His commitment to the people of this region is absolute and there was no question of him being parachuted into a safe seat further south or in England.  

“I couldn’t take a seat where I had no links to the local community, even if that meant remaining as a local councillor.” But after defeating Angus Robertson in 2017 and being re-elected in 2019 he became a minister at the Scotland Office. “I’m proud of all the levels I’ve been elected at,” he says.  

“Churchill and many other great orators had spoken from that despatch box and now this young lad from a farm outside Forres had been given the opportunity to speak on behalf of people across Scotland. I’ll be the last MP to represent Moray before it’s swallowed up. I understand I have many detractors both locally and nationally, but I know I’ve done my very best for these communities.” 

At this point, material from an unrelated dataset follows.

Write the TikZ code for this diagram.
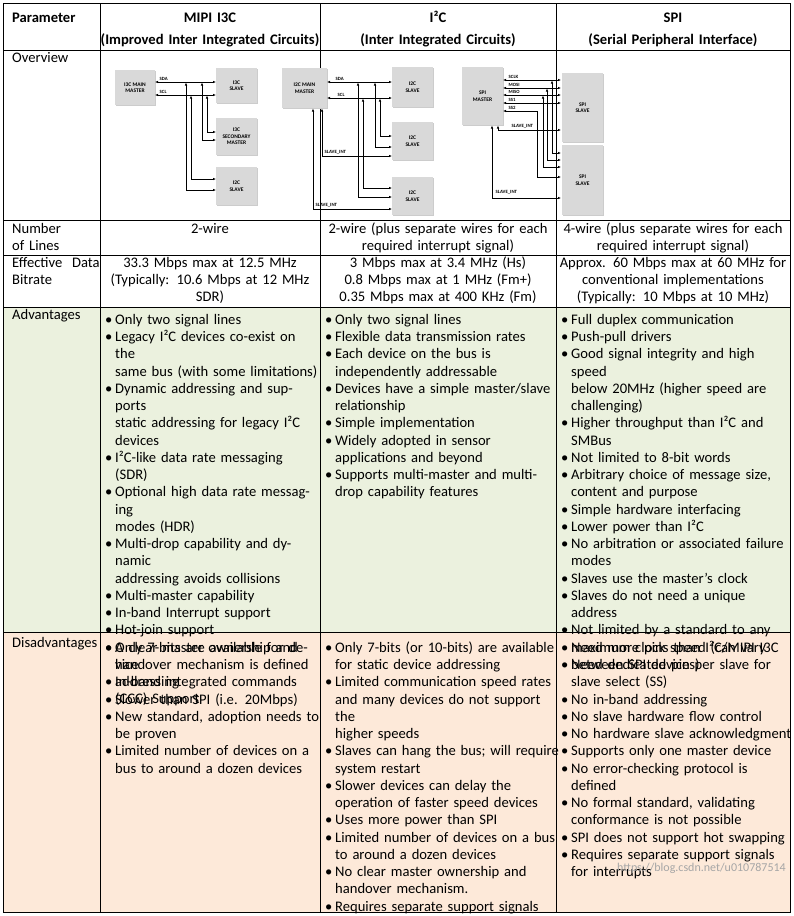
\documentclass[tikz,border=0pt]{standalone}
\usepackage{fontspec}
\setmainfont{Carlito}
\usetikzlibrary{arrows.meta}
\definecolor{advg}{HTML}{EBF1DE}
\definecolor{disr}{HTML}{FDE9D9}
\definecolor{boxg}{HTML}{D9D9D9}
\newcommand\bl[1]{\par\hangindent=10pt\hangafter=1\noindent\strut\makebox[10pt][l]{\textbullet}#1\strut\par}
\newcommand\tl[1]{\strut#1\strut\par}
\tikzset{
 cell/.style={anchor=north west,inner sep=0pt,text width=#1,align=left,font=\fontsize{14.6}{17.25}\selectfont},
 ccell/.style={anchor=north,inner sep=0pt,text width=#1,align=center,font=\fontsize{14.6}{17.25}\selectfont},
 grid/.style={line width=0.8pt},
 dev/.style={fill=boxg,draw=none,inner sep=0pt,align=center,font=\fontsize{5.5}{6.5}\selectfont\bfseries},
 sig/.style={line width=0.6pt,{Latex[length=3pt,width=2.5pt]}-{Latex[length=3pt,width=2.5pt]}},
 sigr/.style={line width=0.6pt,-{Latex[length=3pt,width=2.5pt]}},
 lab/.style={font=\fontsize{4.8}{5}\selectfont\bfseries,inner sep=0.5pt,anchor=south west},
}
\begin{document}
\begin{tikzpicture}[x=1pt,y=-1pt]
\useasboundingbox (0,0) rectangle (793,916);
\fill[white] (0,0) rectangle (793,916);
\fill[advg] (3,307) rectangle (790,632);
\fill[disr] (3,632) rectangle (790,912);
% grid
\draw[grid] (3,3) rectangle (790,912);
\foreach \x in {100,320,556} \draw[grid] (\x,3) -- (\x,912);
\foreach \y in {50,220,255,307,632} \draw[grid] (3,\y) -- (790,\y);
% headers
\node[cell=90pt,font=\fontsize{14.6}{17.25}\selectfont\bfseries] (h1) at (12,10) {\tl{Parameter}};
\node[ccell=220pt,font=\fontsize{14.6}{22}\selectfont\bfseries] (h2) at (210,7) {\tl{MIPI I3C}\tl{(Improved Inter Integrated Circuits)}};
\node[ccell=236pt,font=\fontsize{14.6}{22}\selectfont\bfseries] (h3) at (438,7) {\tl{I²C}\tl{(Inter Integrated Circuits)}};
\node[ccell=234pt,font=\fontsize{14.6}{22}\selectfont\bfseries] (h4) at (673,7) {\tl{SPI}\tl{(Serial Peripheral Interface)}};
% row labels
\node[cell=90pt] (r1) at (12,50) {\tl{Overview}};
\node[cell=90pt] (r2) at (12,221) {\tl{Number}\tl{of Lines}};
\node[cell=90pt] (r3) at (12,255) {\tl{Effective\ \ Data}\tl{Bitrate}};
\node[cell=90pt] (r4) at (12,307) {\tl{Advantages}};
\node[cell=90pt] (r5) at (12,635) {\tl{Disadvantages}};
% number of lines
\node[ccell=220pt] (n2) at (210,221) {\tl{2-wire}};
\node[ccell=236pt] (n3) at (438,221) {\tl{2-wire (plus separate wires for each}\tl{required interrupt signal)}};
\node[ccell=234pt] (n4) at (673,221) {\tl{4-wire (plus separate wires for each}\tl{required interrupt signal)}};
% bitrate
\node[ccell=220pt] (b2) at (210,255) {\tl{33.3 Mbps max at 12.5 MHz}\tl{(Typically: 10.6 Mbps at 12 MHz}\tl{SDR)}};
\node[ccell=236pt] (b3) at (438,255) {\tl{3 Mbps max at 3.4 MHz (Hs)}\tl{0.8 Mbps max at 1 MHz (Fm+)}\tl{0.35 Mbps max at 400 KHz (Fm)}};
\node[ccell=234pt] (b4) at (673,255) {\tl{Approx. 60 Mbps max at 60 MHz for}\tl{conventional implementations}\tl{(Typically: 10 Mbps at 10 MHz)}};
% advantages
\node[cell=214pt] (a2) at (105,307) {%
\bl{Only two signal lines}
\bl{Legacy I²C devices co-exist on the\newline same bus (with some limitations)}
\bl{Dynamic addressing and supports\newline static addressing for legacy I²C\newline devices}
\bl{I²C-like data rate messaging (SDR)}
\bl{Optional high data rate messaging\newline modes (HDR)}
\bl{Multi-drop capability and dynamic\newline addressing avoids collisions}
\bl{Multi-master capability}
\bl{In-band Interrupt support}
\bl{Hot-join support}
\bl{A clear master ownership and\newline handover mechanism is defined}
\bl{In-band integrated commands\newline (CCC) Support}};
\node[cell=234pt] (a3) at (325,307) {%
\bl{Only two signal lines}
\bl{Flexible data transmission rates}
\bl{Each device on the bus is\newline independently addressable}
\bl{Devices have a simple master/slave\newline relationship}
\bl{Simple implementation}
\bl{Widely adopted in sensor\newline applications and beyond}
\bl{Supports multi-master and multi-\newline drop capability features}};
\node[cell=232pt] (a4) at (561,307) {%
\bl{Full duplex communication}
\bl{Push-pull drivers}
\bl{Good signal integrity and high speed\newline below 20MHz (higher speed are\newline challenging)}
\bl{Higher throughput than I²C and\newline SMBus}
\bl{Not limited to 8-bit words}
\bl{Arbitrary choice of message size,\newline content and purpose}
\bl{Simple hardware interfacing}
\bl{Lower power than I²C}
\bl{No arbitration or associated failure\newline modes}
\bl{Slaves use the master's clock}
\bl{Slaves do not need a unique address}
\bl{Not limited by a standard to any\newline maximum clock speed (can vary\newline between SPI devices)}};
% disadvantages
\node[cell=214pt] (d2) at (105,635) {%
\bl{Only 7-bits are available for device\newline addressing}
\bl{Slower than SPI (i.e. 20Mbps)}
\bl{New standard, adoption needs to\newline be proven}
\bl{Limited number of devices on a\newline bus to around a dozen devices}};
\node[cell=234pt] (d3) at (325,635) {%
\bl{Only 7-bits (or 10-bits) are available\newline for static device addressing}
\bl{Limited communication speed rates\newline and many devices do not support the\newline higher speeds}
\bl{Slaves can hang the bus; will require\newline system restart}
\bl{Slower devices can delay the\newline operation of faster speed devices}
\bl{Uses more power than SPI}
\bl{Limited number of devices on a bus\newline to around a dozen devices}
\bl{No clear master ownership and\newline handover mechanism.}
\bl{Requires separate support signals for\newline interrupts}};
\node[cell=232pt] (d4) at (561,635) {%
\bl{Need more pins than I²C/MIPI I3C}
\bl{Need dedicated pin per slave for\newline slave select (SS)}
\bl{No in-band addressing}
\bl{No slave hardware flow control}
\bl{No hardware slave acknowledgment}
\bl{Supports only one master device}
\bl{No error-checking protocol is\newline defined}
\bl{No formal standard, validating\newline conformance is not possible}
\bl{SPI does not support hot swapping}
\bl{Requires separate support signals\newline for interrupts}};
\node[font=\fontsize{12}{12}\selectfont,text=gray!70,anchor=east,inner sep=0pt] (wm) at (786,868) {https://blog.csdn.net/u010787514};

% ---------- I3C diagram ----------
\fill[gray!40] (116,71) rectangle (156,106);
\node[dev,minimum width=40pt,minimum height=35pt] (m3) at (135,87.5) {I3C MAIN\\MASTER};
\fill[gray!40] (217,69) rectangle (258,104);
\node[dev,minimum width=41pt,minimum height=35pt] (s3) at (236.5,85.5) {I3C\\SLAVE};
\fill[gray!40] (217,119) rectangle (258,156);
\node[dev,minimum width=41pt,minimum height=37pt] (sm3) at (236.5,136.5) {I3C\\SECONDARY\\MASTER};
\fill[gray!40] (217,168) rectangle (258,206);
\node[dev,minimum width=41pt,minimum height=38pt] (is3) at (236.5,186) {I2C\\SLAVE};
\draw[sig] (155,82) -- (216,82); \node[lab] at (159,81) {SDA};
\draw[sig] (155,95) -- (216,95); \node[lab] at (159,94) {SCL};
\draw[sigr] (186,190) -- (186,82.5); \draw[sigr] (186,190) -- (216,190);
\draw[sigr] (191,179) -- (191,95.5); \draw[sigr] (191,179) -- (216,179);
\draw[sigr] (202,140) -- (202,82.5); \draw[sigr] (202,140) -- (216,140);
\draw[sigr] (207,132) -- (207,95.5); \draw[sigr] (207,132) -- (216,132);

% ---------- I2C diagram ----------
\fill[gray!40] (283,69) rectangle (328,109);
\node[dev,minimum width=45pt,minimum height=40pt] (m2) at (304.5,88) {I2C MAIN\\MASTER};
\fill[gray!40] (393,68) rectangle (434,108);
\node[dev,minimum width=41pt,minimum height=40pt] (s21) at (412.5,87) {I2C\\SLAVE};
\fill[gray!40] (393,123) rectangle (434,161);
\node[dev,minimum width=41pt,minimum height=38pt] (s22) at (412.5,141) {I2C\\SLAVE};
\fill[gray!40] (393,178) rectangle (434,216);
\node[dev,minimum width=41pt,minimum height=38pt] (s23) at (412.5,196) {I2C\\SLAVE};
\draw[sig] (327,82) -- (392,82); \node[lab] at (335,81) {SDA};
\draw[sig] (327,98) -- (392,98); \node[lab] at (337,97) {SCL};
\draw[sigr] (358,197) -- (358,82.5); \draw[sigr] (358,197) -- (392,197);
\draw[sigr] (363,188) -- (363,98.5); \draw[sigr] (363,188) -- (392,188);
\draw[sigr] (375,147) -- (375,82.5); \draw[sigr] (375,147) -- (392,147);
\draw[sigr] (380,136) -- (380,98.5); \draw[sigr] (380,136) -- (392,136);
\draw[sig] (322,108.5) -- (322,156) -- (392,156); \node[lab] at (324,155) {SLAVE\_INT};
\draw[sig] (313,108.5) -- (313,209) -- (392,209); \node[lab] at (315,208) {SLAVE\_INT};

% ---------- SPI diagram ----------
\fill[gray!40] (463,68) rectangle (504,126);
\node[dev,minimum width=41pt,minimum height=58pt] (ms) at (482.5,96) {SPI\\MASTER};
\fill[gray!40] (563,74) rectangle (604,143);
\node[dev,minimum width=41pt,minimum height=69pt] (ss1) at (582.5,107.5) {SPI\\SLAVE};
\fill[gray!40] (563,146) rectangle (604,216);
\node[dev,minimum width=41pt,minimum height=70pt] (ss2) at (582.5,180) {SPI\\SLAVE};
\draw[sig] (503,80) -- (561,80); \node[lab] at (508,79) {SCLK};
\draw[sig] (503,88) -- (561,88); \node[lab] at (508,87) {MOSI};
\draw[sig] (503,95) -- (561,95); \node[lab] at (508,94) {MISO};
\draw[sig] (503,103) -- (561,103); \node[lab] at (508,102) {SS1};
\draw[line width=0.6pt,{Latex[length=3pt,width=2.5pt]}-] (503,111) -- (537,111);
\node[lab] at (508,110) {SS2};
\draw[sigr] (537,111) -- (537,177) -- (561,177);
\draw[sigr] (552,153) -- (552,80.5); \draw[sigr] (552,153) -- (561,153);
\draw[sigr] (547,160) -- (547,88.5); \draw[sigr] (547,160) -- (561,160);
\draw[sigr] (543,167) -- (543,95.5); \draw[sigr] (543,167) -- (561,167);
\draw[sig] (498,125.5) -- (498,130) -- (561,130); \node[lab] at (511,129) {SLAVE\_INT};
\draw[sig] (492,125.5) -- (492,198) -- (561,198); \node[lab] at (495,195) {SLAVE\_INT};
\end{tikzpicture}
\end{document}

He’s also proud of the role he and Alister Jack played by invoking a Section 35 to prevent Nicola Sturgeon imposing self-ID on Scotland’s women. “Everything that’s happened since shows that we were right to do this,” he says.  

“Sturgeon didn’t like being challenged on it and I was only party leader who could question her about gender. It was a similar situation for the Hate Crime Bill.” 

Thus, he can say with some justification that on some of Holyrood’s most controversial pieces of legislation it was only the Scottish Tories who were attuned to the public mood and providing scrutiny of them on their behalf, something that the SNP and Labour were seeking to block.  

“Joanna Cherry and I agree on almost nothing,” he says, “but she’s an authentic and powerful voice on these issues and many others, often on the opposite side of where I stand. I couldn’t believe the way the SNP treated her. It’s incredible that she was a lone voice within the SNP.” 

Would he be happy to form a coalition with Labour and the Lib-Dems to oust the SNP in 2026? 

“In 2021 on the day Alex Salmond announced the formation of Alba and started talking about an independence super-majority I wrote to Willie Rennie and Anas Sarwar, suggesting that if there was to be a nationalist coalition we needed to work together to stop that and put our political differences in other areas aside so that we could park independence and focus instead on delivering good governance. They both rejected it outright.”  

You get the sense though, that faced with the beguiling prospect of getting the keys to Bute House, Mr Sarwar would bite the Scottish Tories’ hands off. His London bosses are already being fitted out for the Tories old clothes.